THE BOURSE WHISPERER: Blackthorn Resources has announced a US$40 million, 40 per cent expansion at its Perkoa Joint Venture Zinc Project with Glencore International, in Burkina Faso, West Africa.
In 2011 Blackthorn received an investment proposal from joint venture partner Glencore (50.1per cent) to enhance the business case for the Perkoa Joint Venture Project, which included:
- Modifying the process plant configuration to include silver/lead concentrate and zinc concentrate product streams
- Increase plant throughput capacity by 40 per cent
- Open-cut mining to supplement the underground mine.
The project expansion improves the economics and risk profile of the project to the company via unit cost reductions, commodity diversification, and increased production volumes.
Funding for incremental investment will be via an additional US$40 million project finance facility to be provided by Glencore to the joint venture.
Total project finance will increase to US$70 million, which includes the original US$30 million senior facility.

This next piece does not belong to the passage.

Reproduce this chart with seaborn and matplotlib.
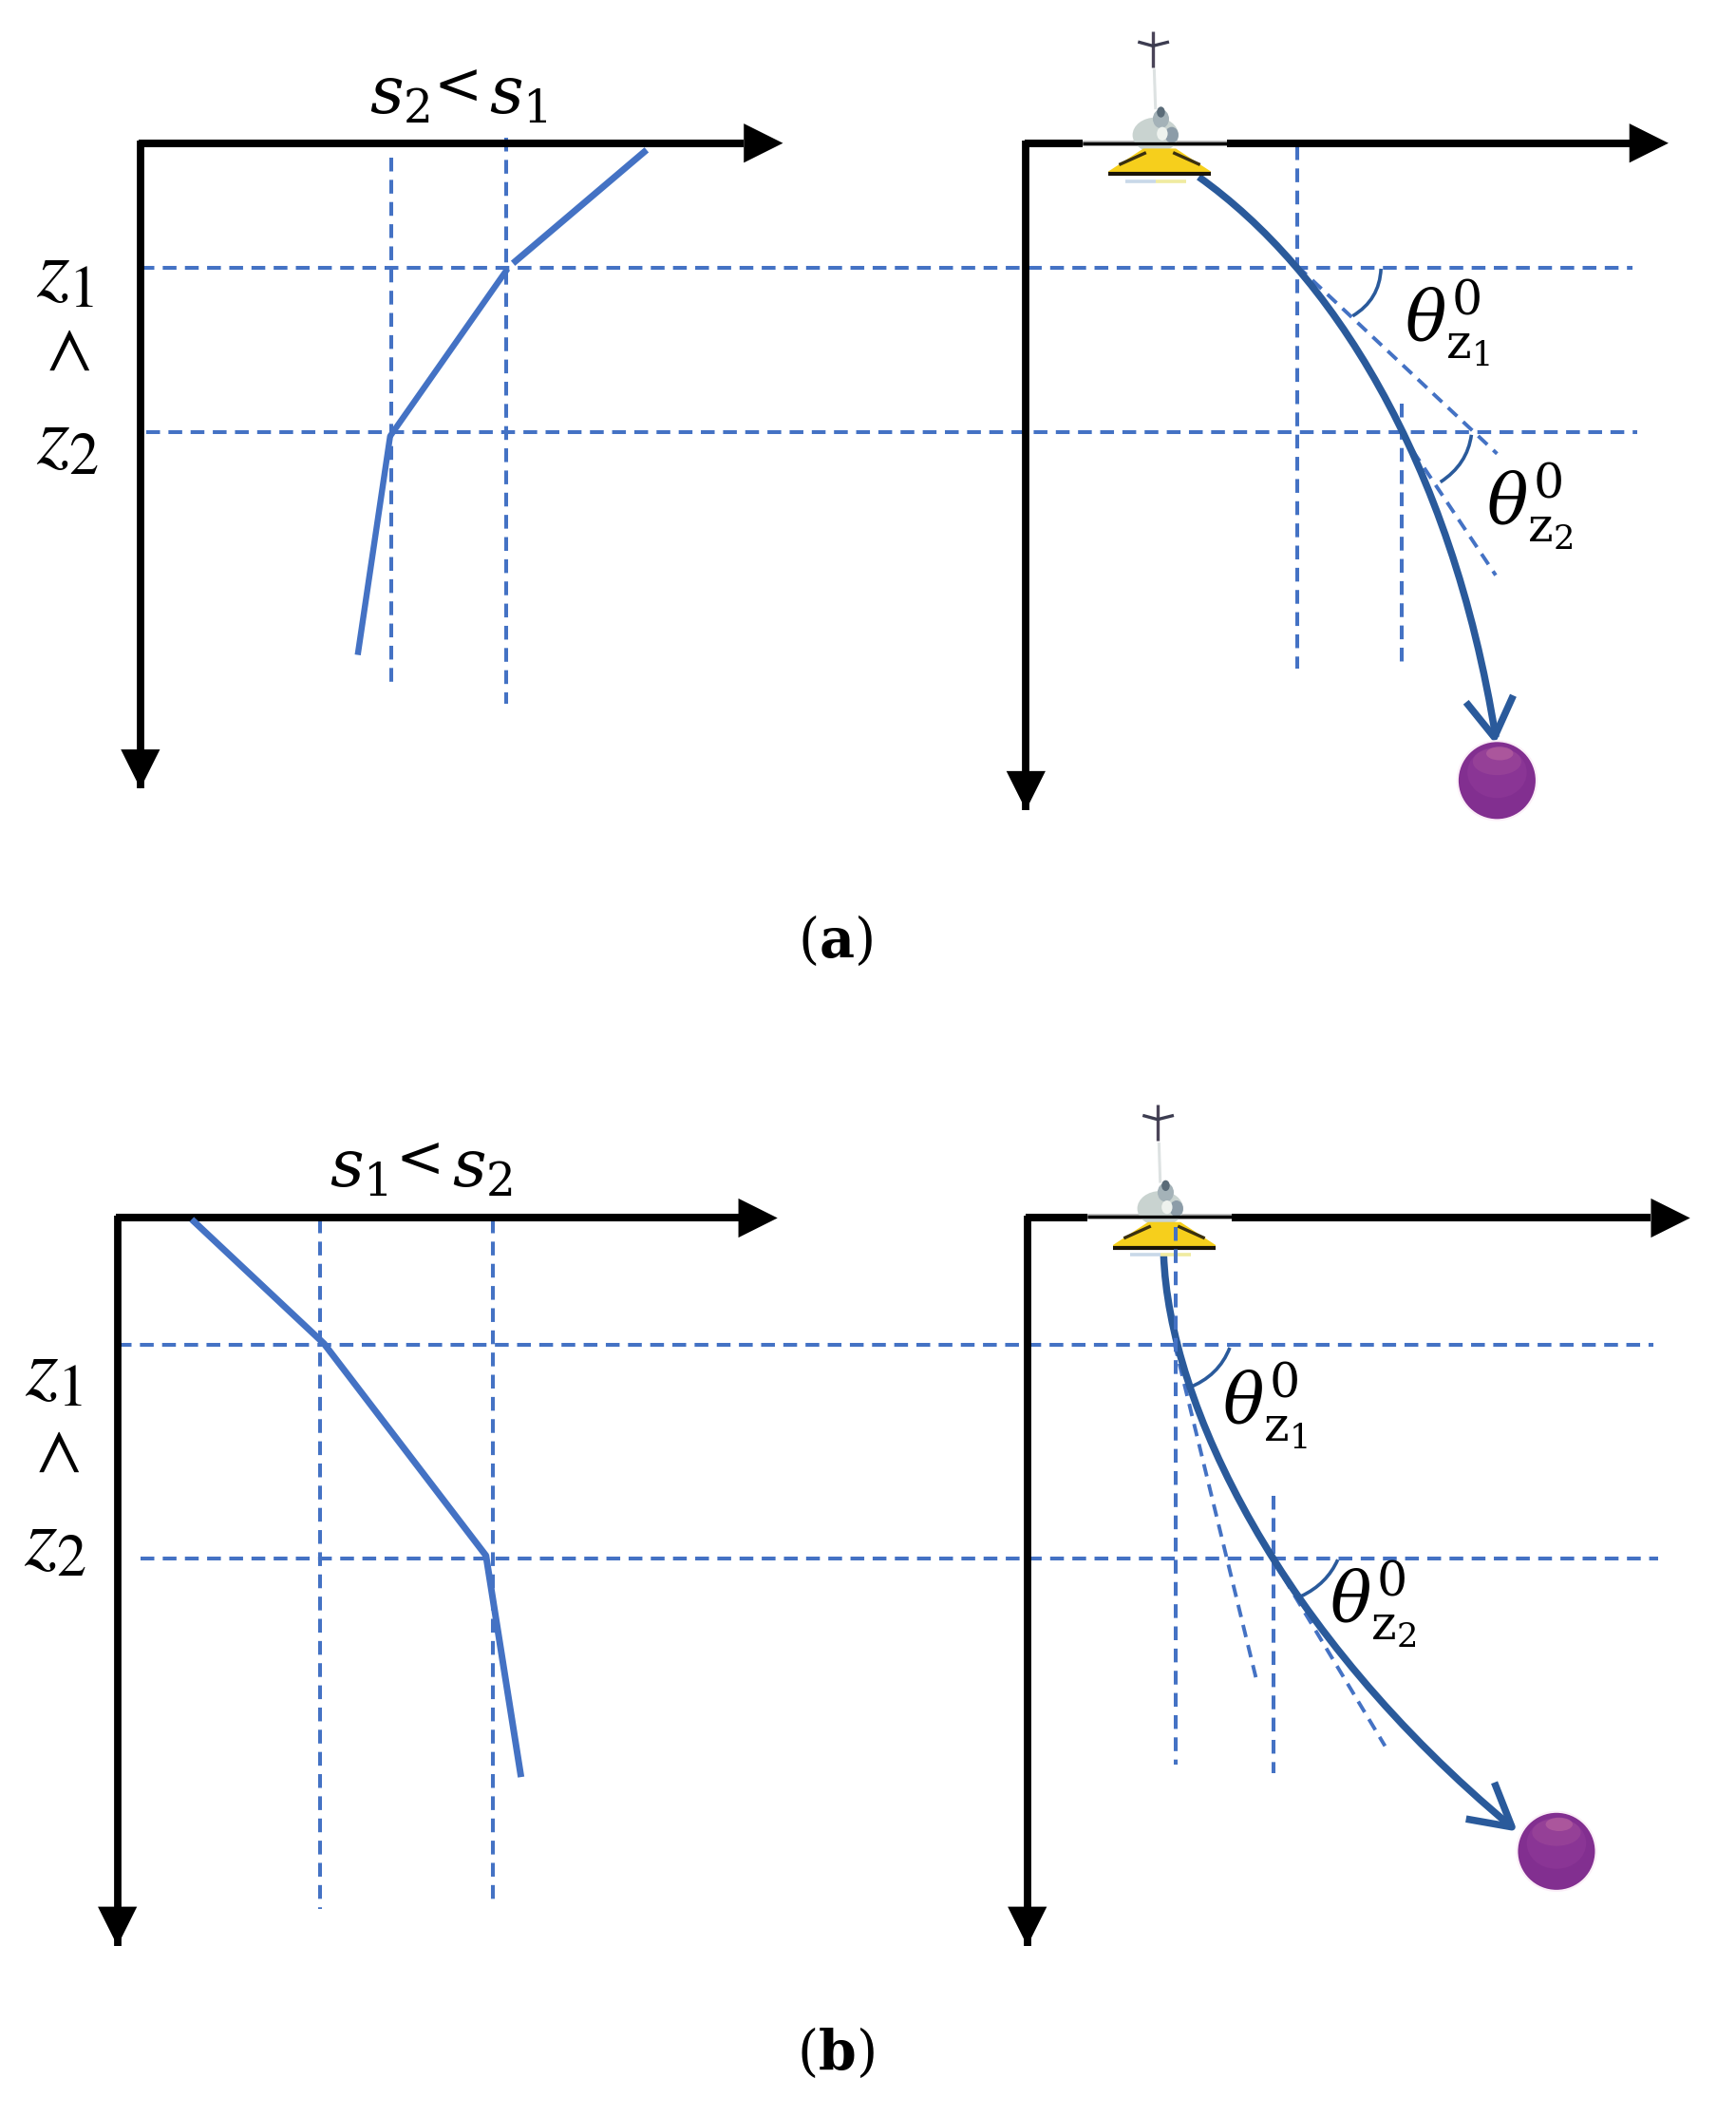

Subject to finalisation of the funding facilities in the form currently negotiated, following completion of construction works and receipt of sufficient sales proceeds, a US$5 million special dividend will be payable to Blackthorn from 50 per cent of available free cash flows generated from zinc, lead and silver sales.
Broker Consensus Commodity Prices
Source: Company announcement
“The addition of silver and lead credits, plus the lower operating costs made possible through open-cut mining and increased throughput makes the project more robust and capable of withstanding zinc market volatility,” Blackthorn managing director, Scott Lowe said in the company’s announcement to the Australian Securities Exchange.